We can all agree that climate change is a threat that the global community shares. Rising temperatures and sea levels will have a major impact on our region and it is in our interest to find solutions. Our country is already gaining global visibility as a sustainability champion with an active role in international climate negotiations such as Rio+20. Inside Masdar City, we continue to improve energy efficiency standards in our buildings, invest in sustainable public transport and support public awareness campaigns to inform our society about how we can reduce emissions. And yes, there is no doubt that people can have a higher impact on saving energy when they have intrinsic motivation.

“I'm hoping my house will serve as a case study for all Abu Dhabi community members to identify ways in which they can implement sustainability measures in their own homes.”

Dr. Nawal Al-Hosany

How important is it for you to exchange information with experts from all over the world?

Working in Masdar City – a test bed for research, development and creation of scalable innovations in renewable energy and clean technologies for sustainable development – means that information exchange and knowledge sharing is part of our daily routine. On a personal level, I was appointed Sherpa (chief negotiator) to the U.N. Secretary General in the ‘The Sustainable Energy for All’ initiative to support the appointed principal, Dr. Sultan Ahmed Al Jaber, the Chief Executive Officer of Masdar. I also serve on the boards of several regional and international initiatives and organizations: I’m a Co-Chairperson of Women for Sustainable Growth and I was part of the Sustainable Development Dialogue panel in Rio. These are all platforms for knowledge exchange that directly add to my experience and understanding of industry’s best practice.

Do you also aim to establish platforms for knowledge exchange in Masdar City itself?

On a wider scale, Masdar City and Masdar Institute of Science and Technology are attracting leading academics, researchers and businesses eager to situate themselves in an environment that will promote and adopt research, development and technological innovation.
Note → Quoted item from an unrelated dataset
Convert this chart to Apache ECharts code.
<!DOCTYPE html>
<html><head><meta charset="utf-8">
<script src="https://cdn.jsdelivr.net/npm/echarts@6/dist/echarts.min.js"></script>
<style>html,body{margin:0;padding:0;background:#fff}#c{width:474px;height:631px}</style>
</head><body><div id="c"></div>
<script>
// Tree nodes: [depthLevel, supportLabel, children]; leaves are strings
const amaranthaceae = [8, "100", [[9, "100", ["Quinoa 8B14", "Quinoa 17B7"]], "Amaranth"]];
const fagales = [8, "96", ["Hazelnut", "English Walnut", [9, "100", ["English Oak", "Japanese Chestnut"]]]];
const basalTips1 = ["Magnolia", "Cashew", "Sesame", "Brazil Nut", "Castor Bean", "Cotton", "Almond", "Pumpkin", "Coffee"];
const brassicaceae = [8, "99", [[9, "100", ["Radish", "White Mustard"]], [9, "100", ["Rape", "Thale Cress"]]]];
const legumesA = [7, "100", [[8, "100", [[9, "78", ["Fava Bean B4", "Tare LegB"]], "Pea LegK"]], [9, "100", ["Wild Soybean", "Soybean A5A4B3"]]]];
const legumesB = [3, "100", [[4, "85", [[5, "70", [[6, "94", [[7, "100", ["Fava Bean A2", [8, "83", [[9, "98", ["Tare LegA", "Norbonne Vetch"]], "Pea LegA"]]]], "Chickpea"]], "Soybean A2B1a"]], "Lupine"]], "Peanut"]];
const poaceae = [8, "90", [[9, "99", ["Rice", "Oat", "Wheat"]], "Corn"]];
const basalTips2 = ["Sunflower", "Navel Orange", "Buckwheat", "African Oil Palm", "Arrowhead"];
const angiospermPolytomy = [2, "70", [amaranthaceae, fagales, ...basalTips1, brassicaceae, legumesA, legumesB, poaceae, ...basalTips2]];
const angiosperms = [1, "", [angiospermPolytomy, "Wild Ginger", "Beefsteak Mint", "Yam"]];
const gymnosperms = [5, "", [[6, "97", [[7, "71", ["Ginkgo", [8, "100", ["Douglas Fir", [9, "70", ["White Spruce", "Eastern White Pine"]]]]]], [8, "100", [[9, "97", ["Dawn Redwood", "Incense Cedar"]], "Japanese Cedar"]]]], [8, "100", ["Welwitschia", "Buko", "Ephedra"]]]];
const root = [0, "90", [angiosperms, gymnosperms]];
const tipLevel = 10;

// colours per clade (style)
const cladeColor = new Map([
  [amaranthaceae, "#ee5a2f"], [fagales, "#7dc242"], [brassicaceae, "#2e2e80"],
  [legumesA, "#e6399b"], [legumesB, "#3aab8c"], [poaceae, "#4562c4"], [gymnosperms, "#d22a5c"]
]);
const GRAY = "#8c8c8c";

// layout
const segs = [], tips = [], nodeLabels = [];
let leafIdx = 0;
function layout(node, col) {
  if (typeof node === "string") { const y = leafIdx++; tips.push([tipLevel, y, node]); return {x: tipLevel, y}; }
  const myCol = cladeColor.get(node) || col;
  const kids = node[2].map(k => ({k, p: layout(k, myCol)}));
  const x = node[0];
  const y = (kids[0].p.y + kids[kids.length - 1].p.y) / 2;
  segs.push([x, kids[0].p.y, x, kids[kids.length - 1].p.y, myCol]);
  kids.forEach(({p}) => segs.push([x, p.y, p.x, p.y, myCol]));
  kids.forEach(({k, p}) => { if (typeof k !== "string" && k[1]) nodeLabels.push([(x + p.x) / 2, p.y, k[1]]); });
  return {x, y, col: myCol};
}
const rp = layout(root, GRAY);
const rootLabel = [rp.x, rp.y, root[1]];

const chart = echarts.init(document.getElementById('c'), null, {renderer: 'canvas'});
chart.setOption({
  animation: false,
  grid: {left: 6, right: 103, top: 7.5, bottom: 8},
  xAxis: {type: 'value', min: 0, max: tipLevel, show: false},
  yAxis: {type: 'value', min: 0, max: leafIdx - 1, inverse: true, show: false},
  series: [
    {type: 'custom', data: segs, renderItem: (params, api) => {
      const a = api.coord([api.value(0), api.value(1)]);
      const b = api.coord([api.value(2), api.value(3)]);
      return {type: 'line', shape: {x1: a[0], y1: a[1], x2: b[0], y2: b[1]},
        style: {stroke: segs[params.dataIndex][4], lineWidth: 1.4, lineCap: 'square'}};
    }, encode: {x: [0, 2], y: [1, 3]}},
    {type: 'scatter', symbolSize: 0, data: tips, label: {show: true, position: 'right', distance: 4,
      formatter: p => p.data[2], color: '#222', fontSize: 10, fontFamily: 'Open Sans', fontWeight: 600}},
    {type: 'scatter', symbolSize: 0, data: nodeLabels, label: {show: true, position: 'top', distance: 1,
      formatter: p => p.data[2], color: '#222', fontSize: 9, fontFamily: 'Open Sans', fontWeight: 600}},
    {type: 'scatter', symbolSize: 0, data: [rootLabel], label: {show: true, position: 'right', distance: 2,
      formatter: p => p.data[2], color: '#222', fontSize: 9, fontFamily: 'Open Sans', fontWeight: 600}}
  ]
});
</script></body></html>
The new headquarters of the International Renewable Energy Agency will be based in this thriving environment, underscoring Masdar’s aim to become a global cooperative platform in the search for solutions to the pressing issues of energy security, climate change and the development of human expertise in sustainability.

Saving energy is a very important goal. How can we successfully rise to this challenge?
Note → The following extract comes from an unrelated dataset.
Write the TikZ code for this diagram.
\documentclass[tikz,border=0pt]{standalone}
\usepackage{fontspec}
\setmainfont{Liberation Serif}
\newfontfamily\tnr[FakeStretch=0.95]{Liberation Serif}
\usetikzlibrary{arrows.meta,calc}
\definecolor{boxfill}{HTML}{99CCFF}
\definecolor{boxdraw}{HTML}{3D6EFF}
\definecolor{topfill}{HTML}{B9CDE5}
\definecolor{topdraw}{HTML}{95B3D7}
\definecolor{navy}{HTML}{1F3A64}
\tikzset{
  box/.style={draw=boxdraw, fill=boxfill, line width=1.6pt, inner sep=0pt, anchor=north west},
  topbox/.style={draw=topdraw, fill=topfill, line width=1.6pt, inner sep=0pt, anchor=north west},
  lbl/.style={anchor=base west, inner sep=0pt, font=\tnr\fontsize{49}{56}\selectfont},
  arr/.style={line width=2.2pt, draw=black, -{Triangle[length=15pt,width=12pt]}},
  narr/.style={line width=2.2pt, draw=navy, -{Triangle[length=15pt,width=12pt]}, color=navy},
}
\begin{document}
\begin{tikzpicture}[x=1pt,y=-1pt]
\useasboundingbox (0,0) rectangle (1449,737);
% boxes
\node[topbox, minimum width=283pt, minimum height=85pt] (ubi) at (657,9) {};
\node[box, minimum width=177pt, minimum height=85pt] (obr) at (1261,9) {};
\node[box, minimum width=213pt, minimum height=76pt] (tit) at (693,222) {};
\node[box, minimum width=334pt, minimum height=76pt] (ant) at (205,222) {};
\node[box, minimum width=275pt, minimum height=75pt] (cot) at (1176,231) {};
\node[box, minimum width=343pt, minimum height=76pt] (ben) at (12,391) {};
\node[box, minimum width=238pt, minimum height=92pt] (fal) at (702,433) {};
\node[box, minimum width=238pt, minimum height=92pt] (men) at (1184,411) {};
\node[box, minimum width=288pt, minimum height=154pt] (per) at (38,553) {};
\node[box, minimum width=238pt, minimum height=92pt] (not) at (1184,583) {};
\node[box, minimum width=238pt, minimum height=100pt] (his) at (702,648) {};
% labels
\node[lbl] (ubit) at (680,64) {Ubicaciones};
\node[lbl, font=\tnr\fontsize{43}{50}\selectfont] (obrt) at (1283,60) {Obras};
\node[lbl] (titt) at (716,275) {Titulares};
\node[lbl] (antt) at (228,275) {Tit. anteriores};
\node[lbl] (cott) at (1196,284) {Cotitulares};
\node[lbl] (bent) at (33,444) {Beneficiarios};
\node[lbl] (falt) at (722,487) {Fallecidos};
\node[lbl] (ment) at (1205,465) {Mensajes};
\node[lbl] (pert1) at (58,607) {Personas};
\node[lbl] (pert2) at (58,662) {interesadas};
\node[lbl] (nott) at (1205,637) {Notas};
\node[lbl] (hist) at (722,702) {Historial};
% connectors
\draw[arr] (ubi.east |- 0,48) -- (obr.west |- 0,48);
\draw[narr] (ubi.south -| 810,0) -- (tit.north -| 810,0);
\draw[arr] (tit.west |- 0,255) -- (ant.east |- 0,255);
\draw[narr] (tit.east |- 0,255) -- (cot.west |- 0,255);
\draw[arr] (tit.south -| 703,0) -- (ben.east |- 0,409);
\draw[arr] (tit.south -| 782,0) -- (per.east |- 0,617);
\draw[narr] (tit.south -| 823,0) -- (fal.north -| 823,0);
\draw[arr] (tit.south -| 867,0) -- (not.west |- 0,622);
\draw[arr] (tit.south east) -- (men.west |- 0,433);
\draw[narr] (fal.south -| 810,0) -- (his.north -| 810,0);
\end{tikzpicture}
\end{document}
In theory, development that is sustainable and not damaging to the planet is achievable. In reality, there are challenges at every step, and so far, global efforts of moving towards sustainability in a collective manner, with a common framework, appear to have been quite feeble. Around the world, a large part of the population still lives without access to basic necessities. In the most fragile environmental conditions, the population typically has limited financial means and the least adequate resources to address these challenges. Integrating these societies into the economic and development programs can speed up the pace of sustainable development and contribute to improving their quality of life because it builds an entrepreneurial platform that has tremendous positive impact and yields long-term benefits for the communities engaged.

Does sustainability also play an important role in your private life?

On a personal level, I’m currently building my own home in a sustainable way which will reduce its impact on the environment and ultimately lower carbon emissions. I’m hoping it will serve as a case study for all Abu Dhabi community members to identify ways in which they can implement sustainability measures in their own homes.